Now, we calculate the value of $$a^2-b^2$$ using the same values for $$a$$ and $$b$$:

$$a^2-b^2 = 5^2-2^2$$

$$ = (5 \times 5) - (2 \times 2) $$

$$ = 25 - 4 $$

$$ = 21 $$

Since $$9 \neq 21$$, this example clearly demonstrates that, in general, $$(a-b)^2 \neq a^2-b^2$$.

**step2 Expand the Expression $$(a-b)^2$$**

To find the conditions under which $$(a-b)^2 = a^2-b^2$$ holds true, we first need to expand the expression $$(a-b)^2$$. This is a standard algebraic identity where the square of a binomial is expanded as the square of the first term, minus two times the product of the two terms, plus the square of the second term.

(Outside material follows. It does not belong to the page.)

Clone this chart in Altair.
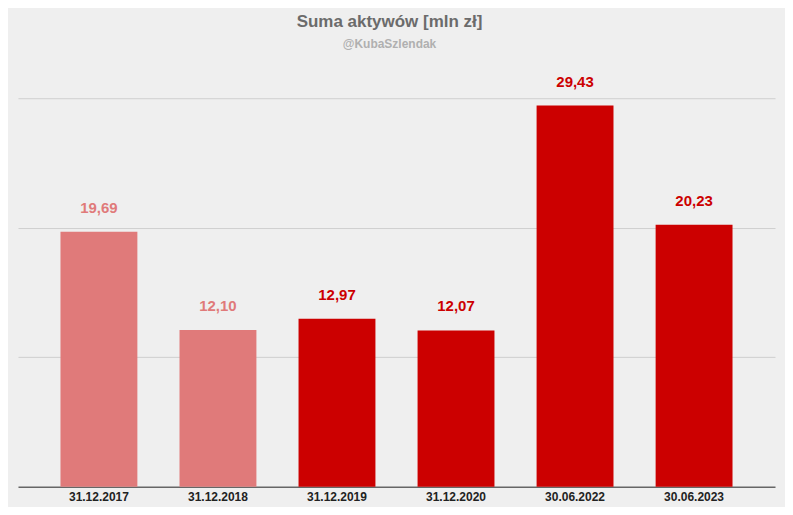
import altair as alt
import pandas as pd

dates = ["31.12.2017", "31.12.2018", "31.12.2019", "31.12.2020", "30.06.2022", "30.06.2023"]
values = [19.69, 12.10, 12.97, 12.07, 29.43, 20.23]
labels = ["19,69", "12,10", "12,97", "12,07", "29,43", "20,23"]
colors = ["#e07a7a", "#e07a7a", "#cc0000", "#cc0000", "#cc0000", "#cc0000"]

df = pd.DataFrame({"date": dates, "value": values, "label": labels, "color": colors})

FONT = "Arial, Liberation Sans, sans-serif"

x = alt.X("date:N", sort=dates, title=None,
          scale=alt.Scale(paddingInner=0.354, paddingOuter=0.357),
          axis=alt.Axis(labelAngle=0, labelFont=FONT, labelFontSize=12, labelFontWeight="bold",
                        labelColor="#222222", ticks=False, labelPadding=5,
                        domainColor="#666666", domainWidth=1.5, grid=False))
y = alt.Y("value:Q", title=None, scale=alt.Scale(domain=[0, 30], nice=False),
          axis=alt.Axis(labels=False, ticks=False, domain=False, values=[10, 20, 30],
                        gridColor="#cfcfcf", gridWidth=1))

bars = alt.Chart(df).mark_bar().encode(x=x, y=y, color=alt.Color("color:N", scale=None))
text = alt.Chart(df).mark_text(dy=-16, fontSize=15, fontWeight="bold", font=FONT, baseline="bottom").encode(
    x=alt.X("date:N", sort=dates), y="value:Q", text="label:N",
    color=alt.Color("color:N", scale=None))

chart = (bars + text).properties(
    width=758, height=389,
    autosize=alt.AutoSizeParams(type="none"),
    padding={"left": 10, "top": 90, "right": 10, "bottom": 20},
    background="#efefef",
    title=alt.Title("Suma aktywów [mln zł]", subtitle="@KubaSzlendak", anchor="middle",
                    font=FONT, fontSize=17, fontWeight="bold", color="#6b6b6b",
                    subtitleFont=FONT, subtitleFontSize=12, subtitleFontWeight="bold",
                    subtitleColor="#b0b0b0", subtitlePadding=8, offset=24, dx=-7),
).configure_view(stroke=None)

chart.save("out.html", embed_options={"renderer": "svg", "actions": False})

$$(a-b)^2 = a^2 - 2ab + b^2$$

**step3 Set the Expanded Expression Equal to $$a^2-b^2$$ and Solve for Conditions**

Now, we set the expanded form of $$(a-b)^2$$ equal to $$a^2-b^2$$ to find the specific conditions on $$a$$ and $$b$$ that would make the equation valid. We then simplify this equation to determine these conditions.

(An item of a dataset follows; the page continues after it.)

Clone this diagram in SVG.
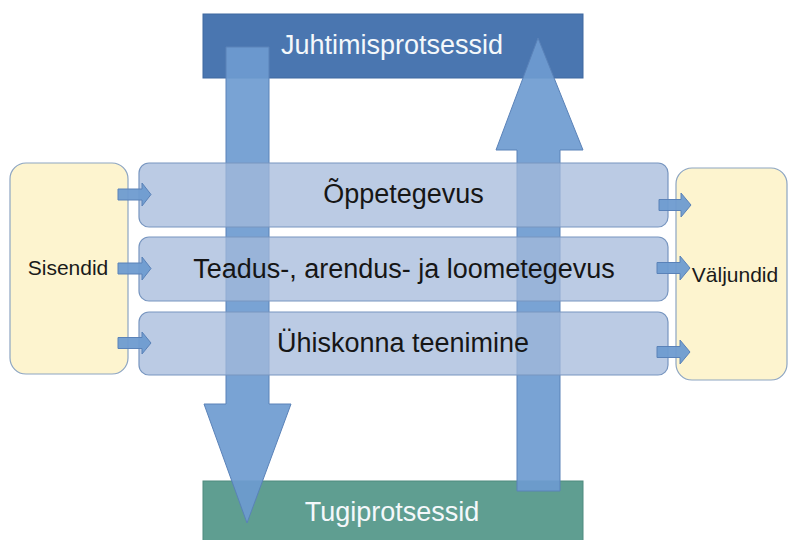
<svg xmlns="http://www.w3.org/2000/svg" width="788" height="540" viewBox="0 0 788 540">
<style>
.big{font-family:"Liberation Sans",Arial,sans-serif;font-size:27px;text-anchor:middle}
.small{font-family:"Liberation Sans",Arial,sans-serif;font-size:21px;text-anchor:middle;fill:#1a1a1a}
.white{fill:#f4f8fb}
.dark{fill:#161616}
.arrow{fill:#6e9bd0;fill-opacity:0.92;stroke:#5a82b8;stroke-width:1}
.sarrow{fill:#6e9bd0;fill-opacity:0.95;stroke:#5a82b8;stroke-width:1}
.proc{fill:#a4badb;fill-opacity:0.75;stroke:#7896c0;stroke-width:1.2}
.io{fill:#fdf4cf;stroke:#8da5c2;stroke-width:1.2}
</style>
<rect width="788" height="540" fill="#ffffff"/>
<g id="juhtimisprotsessid">
<rect x="203" y="14" width="380" height="64" fill="#4a76b0" stroke="#3f68a0" stroke-width="1"/>
</g>
<g id="tugiprotsessid">
<rect x="203" y="481" width="380" height="62" fill="#5f9e91" stroke="#4f8a7e" stroke-width="1"/>
</g>
<g id="connectors">
<polygon class="arrow" points="226,47 269,47 269,404 291,404 247,523 204,404 226,404"/>
<polygon class="arrow" points="538,38 583,150 560,150 560,491 517,491 517,150 496,150"/>
</g>
<g id="sisendid">
<rect class="io" x="10" y="163" width="118" height="211" rx="16"/>
<text class="small" x="68" y="275">Sisendid</text>
</g>
<g id="valjundid">
<rect class="io" x="676" y="168" width="111" height="212" rx="16"/>
<text class="small" x="735" y="282">Väljundid</text>
</g>
<g id="oppetegevus">
<rect class="proc" x="139" y="163" width="529" height="64" rx="10"/>
<text class="big dark" x="403.5" y="203">Õppetegevus</text>
</g>
<g id="teadus">
<rect class="proc" x="139" y="237" width="529" height="64" rx="10"/>
<text class="big dark" x="404" y="278">Teadus-, arendus- ja loometegevus</text>
</g>
<g id="uhiskonna">
<rect class="proc" x="139" y="312" width="529" height="63" rx="10"/>
<text class="big dark" x="403" y="352">Ühiskonna teenimine</text>
</g>
<g id="flow-connectors">
<polygon class="sarrow" points="118,189 142,189 142,183 151,194.5 142,206 142,200 118,200"/>
<polygon class="sarrow" points="118,263 142,263 142,257 151,268.5 142,280 142,274 118,274"/>
<polygon class="sarrow" points="118,337.5 142,337.5 142,332 151,343 142,354 142,348.5 118,348.5"/>
<polygon class="sarrow" points="659,199.5 681,199.5 681,193 691,205 681,217 681,210.5 659,210.5"/>
<polygon class="sarrow" points="657,262.5 680,262.5 680,256 690,268 680,280 680,273.5 657,273.5"/>
<polygon class="sarrow" points="657,346.5 680,346.5 680,340 690,352 680,364 680,357.5 657,357.5"/>
</g>
<text class="big white" x="392" y="54">Juhtimisprotsessid</text>
<text class="big white" x="392" y="521">Tugiprotsessid</text>
</svg>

$$a^2 - 2ab + b^2 = a^2 - b^2$$

To simplify, we can subtract $$a^2$$ from both sides of the equation:

$$ - 2ab + b^2 = - b^2 $$

Next, we can add $$b^2$$ to both sides of the equation:

$$ - 2ab + b^2 + b^2 = 0 $$

$$ - 2ab + 2b^2 = 0 $$

Now, we can factor out a common term, which is $$2b$$, from the left side of the equation:

$$ 2b(-a + b) = 0 $$

$$ 2b(b - a) = 0 $$

For the product of two terms to be zero, at least one of the terms must be zero. Therefore, we have two possible conditions:

$$ 2b = 0 \implies b = 0 $$

OR

$$ b - a = 0 \implies b = a $$

So, the equation $$(a-b)^2 = a^2-b^2$$ is valid if and only if $$b=0$$ or $$b=a$$.